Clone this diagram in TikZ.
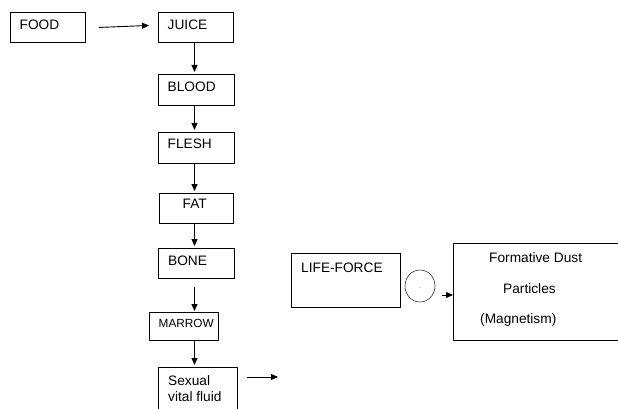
\documentclass[tikz,border=0pt]{standalone}
\usepackage{fontspec}
\setmainfont{Liberation Sans}
\usetikzlibrary{arrows.meta,shapes.geometric}
\begin{document}
\begin{tikzpicture}[x=1pt,y=-1pt,
  box/.style={draw=black,line width=0.9pt,inner sep=0pt},
  txt/.style={anchor=base west,inner sep=0pt,font=\fontsize{13.7}{16}\selectfont,text=black},
  arr/.style={draw=black,line width=0.9pt,-{Triangle[length=7pt,width=6pt]}}]
\useasboundingbox (0,0) rectangle (618,409);
% boxes
\node[box,minimum width=75pt,minimum height=30pt,anchor=north west] (food) at (10,12) {};
\node[box,minimum width=75pt,minimum height=30pt,anchor=north west] (juice) at (158,12) {};
\node[box,minimum width=76pt,minimum height=31pt,anchor=north west] (blood) at (158,74) {};
\node[box,minimum width=76pt,minimum height=31pt,anchor=north west] (flesh) at (158,132) {};
\node[box,minimum width=74pt,minimum height=30pt,anchor=north west] (fat) at (159,193) {};
\node[box,minimum width=76pt,minimum height=30pt,anchor=north west] (bone) at (158,248) {};
\node[box,minimum width=69pt,minimum height=28pt,anchor=north west] (marrow) at (149,312) {};
\node[box,minimum width=79pt,minimum height=46pt,anchor=north west] (sexual) at (158,367) {};
\node[box,minimum width=109pt,minimum height=54pt,anchor=north west] (life) at (291,253) {};
\node[draw=black!80,line width=0.6pt,ellipse,minimum width=30pt,minimum height=32pt,inner sep=0pt] (circ) at (420,286) {};
\node[box,minimum width=164.5pt,minimum height=97pt,anchor=north west] (dust) at (453,243) {};
% texts
\node[txt] (tfood) at (19.5,29.5) {FOOD};
\node[txt] (tjuice) at (167.5,29.5) {JUICE};
\node[txt] (tblood) at (167.5,92) {BLOOD};
\node[txt] (tflesh) at (167.5,149) {FLESH};
\node[txt] (tfat) at (182.5,208.5) {FAT};
\node[txt] (tbone) at (168,265.5) {BONE};
\node[txt,font=\fontsize{11.8}{14}\selectfont] (tmarrow) at (158.5,327.5) {MARROW};
\node[txt] (tsex1) at (168,385) {Sexual};
\node[txt] (tsex2) at (168,401) {vital fluid};
\node[txt] (tlife) at (301,272) {LIFE-FORCE};
\node[txt,font=\fontsize{8}{9}\selectfont,text=black!60] (tdot) at (419,288) {.};
\node[txt] (td1) at (489,262) {Formative Dust};
\node[txt] (td2) at (503,293) {Particles};
\node[txt] (td3) at (480,323) {(Magnetism)};
% connectors
\coordinate (axis) at (194.5,0);
\draw[arr] ([xshift=13pt]food.east) -- ([xshift=-9pt,yshift=2pt]juice.west);
\draw[arr,shorten >=2pt] (juice.south -| axis) -- (blood.north -| axis);
\draw[arr,shorten >=2pt] (blood.south -| axis) -- (flesh.north -| axis);
\draw[arr,shorten >=2pt] (flesh.south -| axis) -- (fat.north -| axis);
\draw[arr,shorten >=2pt] (fat.south -| axis) -- (bone.north -| axis);
\draw[arr,shorten <=8pt,shorten >=1pt] (bone.south -| axis) -- (marrow.north -| axis);
\draw[arr,shorten >=2pt] (marrow.south -| axis) -- (sexual.north -| axis);
\coordinate (sexend) at (278,377);
\draw[arr] (sexual.north east) ++(9,10) -- (sexend);
\coordinate (ca) at (442,295);
\draw[arr] (ca) -- (ca -| dust.west);
\end{tikzpicture}
\end{document}
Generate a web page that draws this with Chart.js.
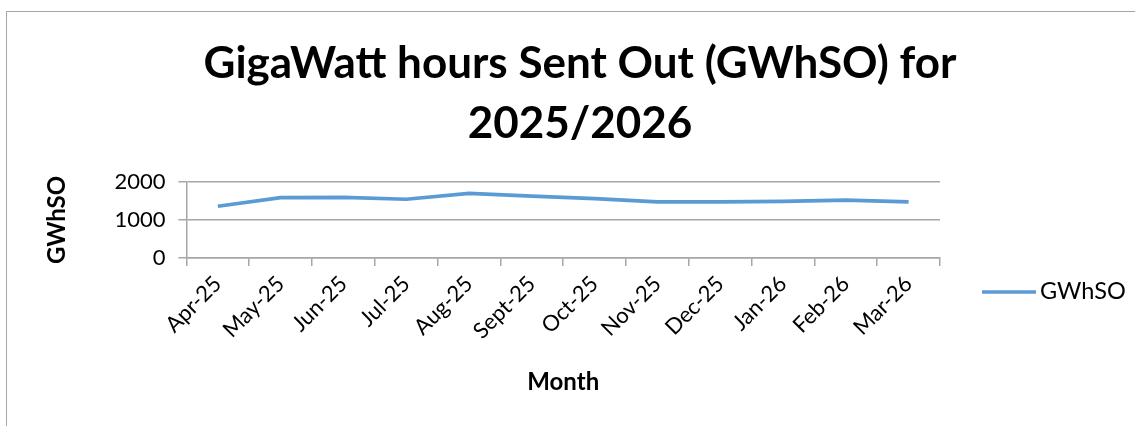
<!DOCTYPE html>
<html>
<head>
<meta charset="utf-8">
<script src="https://cdn.jsdelivr.net/npm/chart.js@4/dist/chart.umd.min.js"></script>
<style>
  html, body { margin: 0; padding: 0; background: #fff; overflow: hidden; }
  #wrap { position: relative; width: 1135px; height: 426px; }
  #frame { position: absolute; left: 6px; top: 11px; width: 1200px; height: 500px; border: 1.5px solid #a6a6a6; box-sizing: border-box; }
  canvas { position: absolute; left: 0; top: 0; }
</style>
</head>
<body>
<div id="wrap">
  <div id="frame"></div>
  <canvas id="c" width="1135" height="426"></canvas>
</div>
<script>
const titleLines = ['GigaWatt hours Sent Out (GWhSO) for', '2025/2026'];
const months = ['Apr-25','May-25','Jun-25','Jul-25','Aug-25','Sept-25','Oct-25','Nov-25','Dec-25','Jan-26','Feb-26','Mar-26'];
const gwhso = [1360, 1590, 1595, 1545, 1700, 1630, 1560, 1475, 1475, 1490, 1520, 1475];
const seriesName = 'GWhSO';
const yAxisTitle = 'GWhSO';
const xAxisTitle = 'Month';

const FONT = 'Lato, Carlito, Calibri, sans-serif';
const gridGray = '#a6a6a6';

const sideLegend = {
  id: 'sideLegend',
  afterDraw(chart) {
    const ctx = chart.ctx;
    const ds = chart.data.datasets[0];
    const x0 = chart.chartArea.right + 42;
    const y = chart.chartArea.bottom + 34;
    ctx.save();
    ctx.strokeStyle = ds.borderColor;
    ctx.lineWidth = 3.5;
    ctx.beginPath();
    ctx.moveTo(x0, y);
    ctx.lineTo(x0 + 54, y);
    ctx.stroke();
    ctx.fillStyle = '#000';
    ctx.font = '23.5px ' + FONT;
    ctx.textBaseline = 'middle';
    ctx.textAlign = 'left';
    ctx.fillText(ds.label, x0 + 58, y);
    ctx.restore();
  }
};

new Chart(document.getElementById('c'), {
  type: 'line',
  data: {
    labels: months,
    datasets: [{
      label: seriesName,
      data: gwhso,
      borderColor: '#5b9bd5',
      backgroundColor: '#5b9bd5',
      borderWidth: 3.7,
      pointRadius: 0,
      tension: 0,
      fill: false
    }]
  },
  options: {
    responsive: false,
    animation: false,
    devicePixelRatio: 1,
    layout: { padding: { left: 25, right: 0, top: 34, bottom: 29 } },
    plugins: {
      legend: { display: false },
      tooltip: { enabled: false },
      title: {
        display: true,
        text: titleLines,
        color: '#000',
        font: { family: FONT, size: 44, weight: 'bold', lineHeight: '60px' },
        padding: { top: 0, bottom: 28 }
      }
    },
    scales: {
      x: {
        offset: true,
        grid: { display: true, drawOnChartArea: false, drawTicks: true, tickLength: 8, color: gridGray, lineWidth: 1.5, offset: true },
        border: { color: gridGray, width: 1.5 },
        ticks: { color: '#000', font: { family: FONT, size: 22 }, maxRotation: 45, minRotation: 45, padding: 5, autoSkip: false },
        title: { display: true, text: xAxisTitle, color: '#000', font: { family: FONT, size: 24, weight: 'bold', lineHeight: 1.2 }, padding: { top: 19, bottom: 0 } }
      },
      y: {
        min: 0, max: 2000,
        ticks: { stepSize: 1000, color: '#000', font: { family: FONT, size: 22 }, padding: 13, format: { useGrouping: false } },
        grid: { color: gridGray, lineWidth: 1.5, tickLength: 8 },
        border: { color: gridGray, width: 1.5 },
        title: { display: true, text: yAxisTitle, color: '#000', font: { family: FONT, size: 24, weight: 'bold', lineHeight: 1.2 }, padding: { top: 17.6, bottom: 30 } }
      },
      legendSpace: {
        type: 'linear',
        position: 'right',
        display: true,
        grid: { display: false, drawTicks: false },
        border: { display: false },
        ticks: { display: false },
        afterFit(scale) { scale.width = 195; }
      }
    }
  },
  plugins: [sideLegend]
});
</script>
</body>
</html>
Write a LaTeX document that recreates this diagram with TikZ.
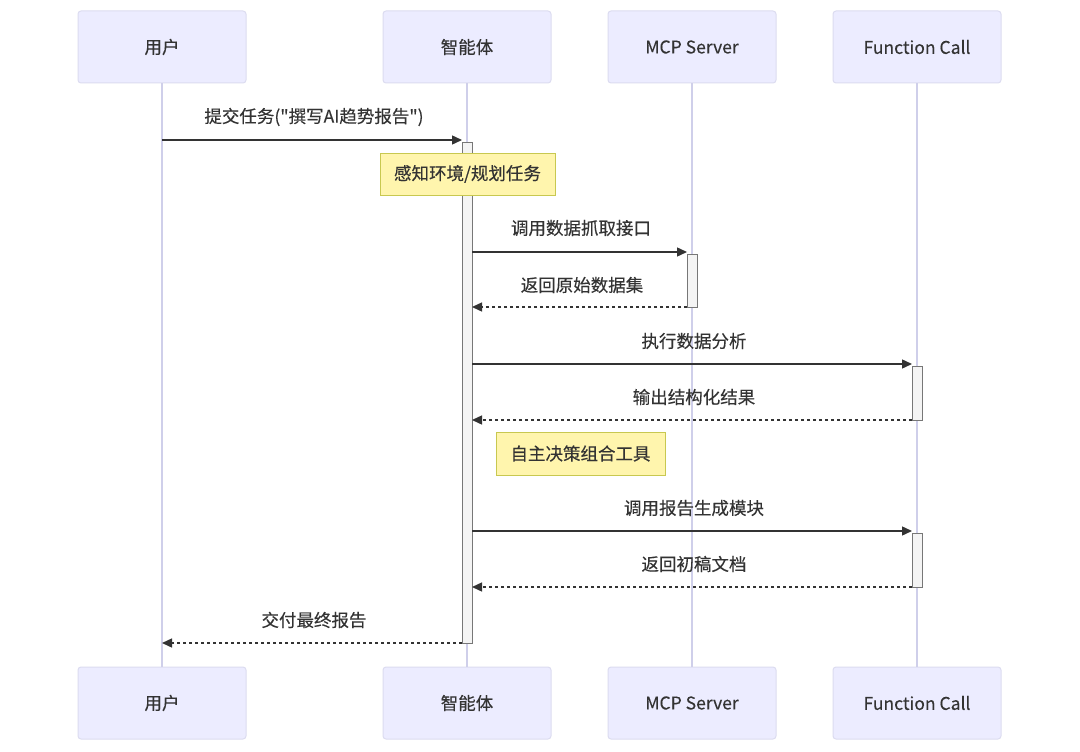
\documentclass[tikz,border=0pt]{standalone}
\usepackage{fontspec}
\setmainfont{Noto Sans CJK SC}[FakeBold=0.25]
\usetikzlibrary{arrows.meta}
\newcommand{\dq}{\XeTeXglyph\XeTeXcharglyph"22\relax}
\definecolor{actfill}{HTML}{ECECFF}
\definecolor{actdraw}{HTML}{DCDCF0}
\definecolor{life}{HTML}{CFCFEA}
\definecolor{txt}{HTML}{333333}
\definecolor{notefill}{HTML}{FFF5AD}
\definecolor{notedraw}{HTML}{C8C850}
\definecolor{barfill}{HTML}{F4F4F4}
\definecolor{bardraw}{HTML}{777777}
\tikzset{
  actor/.style={draw=actdraw, line width=1pt, fill=actfill, rounded corners=3pt, minimum width=168pt, minimum height=72pt, inner sep=0pt, text=txt, font=\fontsize{17.5}{20}\selectfont},
  lifeline/.style={draw=life, line width=1.5pt},
  bar/.style={draw=bardraw, line width=0.8pt, fill=barfill},
  notebox/.style={draw=notedraw, line width=0.8pt, fill=notefill, inner sep=0pt, text=txt, font=\fontsize{17.5}{20}\selectfont},
  msg/.style={draw=txt, line width=1.4pt, -{Triangle[length=10pt,width=9pt]}},
  reply/.style={msg, dash pattern=on 3pt off 3pt},
  lbl/.style={text=txt, font=\fontsize{17.5}{20}\selectfont, inner sep=0pt}
}
\begin{document}
\begin{tikzpicture}[x=1pt,y=-1pt]
\useasboundingbox[fill=white] (0,0) rectangle (1080,752);
% participants
\node[actor] (u1) at (162,47) {用户};
\node[actor] (a1) at (467,47) {智能体};
\node[actor] (m1) at (692,47) {MCP Server};
\node[actor] (f1) at (917,47) {Function Call};
\node[actor] (u2) at (162,703) {用户};
\node[actor] (a2) at (467,703) {智能体};
\node[actor] (m2) at (692,703) {MCP Server};
\node[actor] (f2) at (917,703) {Function Call};
% lifelines
\draw[lifeline] (u1) -- (u2);
\draw[lifeline] (a1) -- (a2);
\draw[lifeline] (m1) -- (m2);
\draw[lifeline] (f1) -- (f2);
% activations
\draw[bar] (462,142) rectangle (472,643);
\draw[bar] (687,254) rectangle (697,307);
\draw[bar] (912,366) rectangle (922,420);
\draw[bar] (912,533) rectangle (922,587);
% notes
\node[notebox, minimum width=175pt, minimum height=42pt] (n1) at (467.5,174) {感知环境/规划任务};
\node[notebox, minimum width=169pt, minimum height=43pt] (n2) at (580.5,453.5) {自主决策组合工具};
% coordinates for message ends
\coordinate (s1) at (162,140); \coordinate (e1) at (462,140);
\coordinate (s2) at (472,252); \coordinate (e2) at (687,252);
\coordinate (s3) at (687,307); \coordinate (e3) at (472,307);
\coordinate (s4) at (472,364); \coordinate (e4) at (912,364);
\coordinate (s5) at (912,420); \coordinate (e5) at (472,420);
\coordinate (s6) at (472,531); \coordinate (e6) at (912,531);
\coordinate (s7) at (912,587); \coordinate (e7) at (472,587);
\coordinate (s8) at (462,643); \coordinate (e8) at (162,643);
% messages
\draw[msg] (s1) -- (e1);
\draw[msg] (s2) -- (e2);
\draw[reply] (s3) -- (e3);
\draw[msg] (s4) -- (e4);
\draw[reply] (s5) -- (e5);
\draw[msg] (s6) -- (e6);
\draw[reply] (s7) -- (e7);
\draw[reply] (s8) -- (e8);
% labels
\node[lbl] (l1) at (314,117) {提交任务(\dq 撰写AI趋势报告\dq)};
\node[lbl] (l2) at (581,228) {调用数据抓取接口};
\node[lbl] (l3) at (582,285) {返回原始数据集};
\node[lbl] (l4) at (694,341) {执行数据分析};
\node[lbl] (l5) at (694,397) {输出结构化结果};
\node[lbl] (l6) at (694,508) {调用报告生成模块};
\node[lbl] (l7) at (694,564) {返回初稿文档};
\node[lbl] (l8) at (314,620) {交付最终报告};
\end{tikzpicture}
\end{document}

*What to work on*. Write out again exactly the lines above from the one with "Generate a web" through the one with "const gridGray = '#a6a6a6';", adding no other lines and no pictures.

*Result for this exercise*.
Generate a web page that draws this with Chart.js.
<!DOCTYPE html>
<html>
<head>
<meta charset="utf-8">
<script src="https://cdn.jsdelivr.net/npm/chart.js@4/dist/chart.umd.min.js"></script>
<style>
  html, body { margin: 0; padding: 0; background: #fff; overflow: hidden; }
  #wrap { position: relative; width: 1135px; height: 426px; }
  #frame { position: absolute; left: 6px; top: 11px; width: 1200px; height: 500px; border: 1.5px solid #a6a6a6; box-sizing: border-box; }
  canvas { position: absolute; left: 0; top: 0; }
</style>
</head>
<body>
<div id="wrap">
  <div id="frame"></div>
  <canvas id="c" width="1135" height="426"></canvas>
</div>
<script>
const titleLines = ['GigaWatt hours Sent Out (GWhSO) for', '2025/2026'];
const months = ['Apr-25','May-25','Jun-25','Jul-25','Aug-25','Sept-25','Oct-25','Nov-25','Dec-25','Jan-26','Feb-26','Mar-26'];
const gwhso = [1360, 1590, 1595, 1545, 1700, 1630, 1560, 1475, 1475, 1490, 1520, 1475];
const seriesName = 'GWhSO';
const yAxisTitle = 'GWhSO';
const xAxisTitle = 'Month';

const FONT = 'Lato, Carlito, Calibri, sans-serif';
const gridGray = '#a6a6a6';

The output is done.